PROBLEM DESCRIPTION: Below is a listing to write out in full, exactly as given, without its pictures.

====

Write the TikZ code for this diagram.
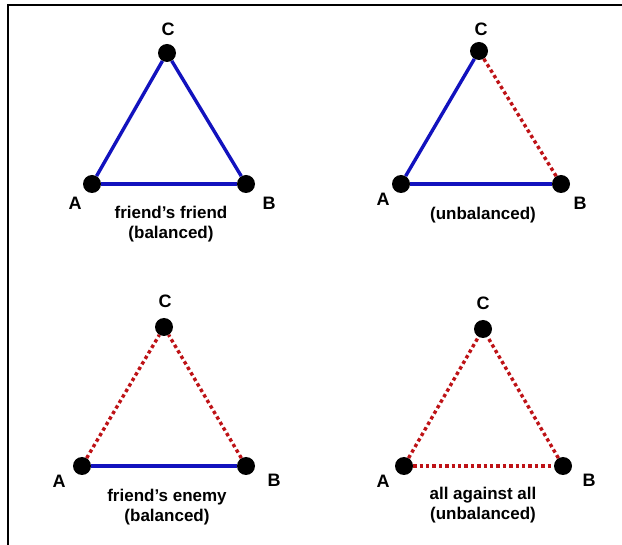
\documentclass[tikz,border=0pt]{standalone}
\usepackage{fontspec}
\setmainfont{Liberation Sans}
\begin{document}
\begin{tikzpicture}[x=1pt,y=-1pt,
  vtx/.style={circle,fill=black,minimum size=18pt,inner sep=0pt},
  lbl/.style={font=\fontsize{18}{18}\selectfont\bfseries,inner sep=0pt},
  captxt/.style={font=\fontsize{17}{19.5}\selectfont\bfseries,align=center,inner sep=0pt},
  friend/.style={draw=fblue,line width=3.4pt},
  enemy/.style={draw=ered,line width=3.4pt,dash pattern=on 3.4pt off 3pt}]
\definecolor{fblue}{RGB}{18,18,190}
\definecolor{ered}{RGB}{190,18,22}
\useasboundingbox (0,0) rectangle (622,545);
\fill[white] (0,0) rectangle (622,545);
\coordinate (bl) at (8,545);
\coordinate (tl) at (8,5);
\coordinate (tr) at (622,5);
\draw[line width=1.3pt] (bl) -- (tl) -- (tr);
% triangle 1
\node[vtx] (C1) at (167,53) {};
\node[vtx] (A1) at (92,184) {};
\node[vtx] (B1) at (246,184) {};
\draw[friend] (A1) -- (B1);
\draw[friend] (A1) -- (C1);
\draw[friend] (B1) -- (C1);
\node[lbl] (lC1) at (168,29) {C};
\node[lbl] (lA1) at (75,203) {A};
\node[lbl] (lB1) at (269,203) {B};
\node[captxt] (t1) at (171,224) {friend’s friend\\(balanced)};
% triangle 2
\node[vtx] (C2) at (479,51) {};
\node[vtx] (A2) at (401,184) {};
\node[vtx] (B2) at (561,184) {};
\draw[friend] (A2) -- (B2);
\draw[friend] (A2) -- (C2);
\draw[enemy] (B2) -- (C2);
\node[lbl] (lC2) at (481,29) {C};
\node[lbl] (lA2) at (383,199) {A};
\node[lbl] (lB2) at (580,203) {B};
\node[captxt] (t2) at (483,215) {(unbalanced)};
% triangle 3
\node[vtx] (C3) at (164,327) {};
\node[vtx] (A3) at (82,466) {};
\node[vtx] (B3) at (246,466) {};
\draw[friend] (A3) -- (B3);
\draw[enemy] (A3) -- (C3);
\draw[enemy] (B3) -- (C3);
\node[lbl] (lC3) at (165,301) {C};
\node[lbl] (lA3) at (59,481) {A};
\node[lbl] (lB3) at (274,480) {B};
\node[captxt] (t3) at (167,507) {friend’s enemy\\(balanced)};
% triangle 4
\node[vtx] (C4) at (483,329) {};
\node[vtx] (A4) at (404,466) {};
\node[vtx] (B4) at (563,466) {};
\draw[enemy] (A4) -- (B4);
\draw[enemy] (A4) -- (C4);
\draw[enemy] (B4) -- (C4);
\node[lbl] (lC4) at (483,303) {C};
\node[lbl] (lA4) at (383,481) {A};
\node[lbl] (lB4) at (589,480) {B};
\node[captxt] (t4) at (483,505) {all against all\\(unbalanced)};
\end{tikzpicture}
\end{document}
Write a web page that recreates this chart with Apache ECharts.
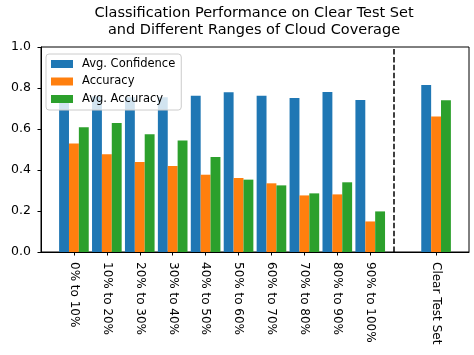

====

ANSWER TO THIS EXERCISE:
Write the TikZ code for this diagram.
\documentclass[tikz,border=0pt]{standalone}
\usepackage{fontspec}
\setmainfont{Liberation Sans}
\begin{document}
\begin{tikzpicture}[x=1pt,y=-1pt,
  vtx/.style={circle,fill=black,minimum size=18pt,inner sep=0pt},
  lbl/.style={font=\fontsize{18}{18}\selectfont\bfseries,inner sep=0pt},
  captxt/.style={font=\fontsize{17}{19.5}\selectfont\bfseries,align=center,inner sep=0pt},
  friend/.style={draw=fblue,line width=3.4pt},
  enemy/.style={draw=ered,line width=3.4pt,dash pattern=on 3.4pt off 3pt}]
\definecolor{fblue}{RGB}{18,18,190}
\definecolor{ered}{RGB}{190,18,22}
\useasboundingbox (0,0) rectangle (622,545);
\fill[white] (0,0) rectangle (622,545);
\coordinate (bl) at (8,545);
\coordinate (tl) at (8,5);
\coordinate (tr) at (622,5);
\draw[line width=1.3pt] (bl) -- (tl) -- (tr);
% triangle 1
\node[vtx] (C1) at (167,53) {};
\node[vtx] (A1) at (92,184) {};
\node[vtx] (B1) at (246,184) {};
\draw[friend] (A1) -- (B1);
\draw[friend] (A1) -- (C1);
\draw[friend] (B1) -- (C1);
\node[lbl] (lC1) at (168,29) {C};
\node[lbl] (lA1) at (75,203) {A};
\node[lbl] (lB1) at (269,203) {B};
\node[captxt] (t1) at (171,224) {friend’s friend\\(balanced)};
% triangle 2
\node[vtx] (C2) at (479,51) {};
\node[vtx] (A2) at (401,184) {};
\node[vtx] (B2) at (561,184) {};
\draw[friend] (A2) -- (B2);
\draw[friend] (A2) -- (C2);
\draw[enemy] (B2) -- (C2);
\node[lbl] (lC2) at (481,29) {C};
\node[lbl] (lA2) at (383,199) {A};
\node[lbl] (lB2) at (580,203) {B};
\node[captxt] (t2) at (483,215) {(unbalanced)};
% triangle 3
\node[vtx] (C3) at (164,327) {};
\node[vtx] (A3) at (82,466) {};
\node[vtx] (B3) at (246,466) {};
\draw[friend] (A3) -- (B3);
\draw[enemy] (A3) -- (C3);
\draw[enemy] (B3) -- (C3);
\node[lbl] (lC3) at (165,301) {C};
\node[lbl] (lA3) at (59,481) {A};
\node[lbl] (lB3) at (274,480) {B};
\node[captxt] (t3) at (167,507) {friend’s enemy\\(balanced)};
% triangle 4
\node[vtx] (C4) at (483,329) {};
\node[vtx] (A4) at (404,466) {};
\node[vtx] (B4) at (563,466) {};
\draw[enemy] (A4) -- (B4);
\draw[enemy] (A4) -- (C4);
\draw[enemy] (B4) -- (C4);
\node[lbl] (lC4) at (483,303) {C};
\node[lbl] (lA4) at (383,481) {A};
\node[lbl] (lB4) at (589,480) {B};
\node[captxt] (t4) at (483,505) {all against all\\(unbalanced)};
\end{tikzpicture}
\end{document}
Write a web page that recreates this chart with Apache ECharts.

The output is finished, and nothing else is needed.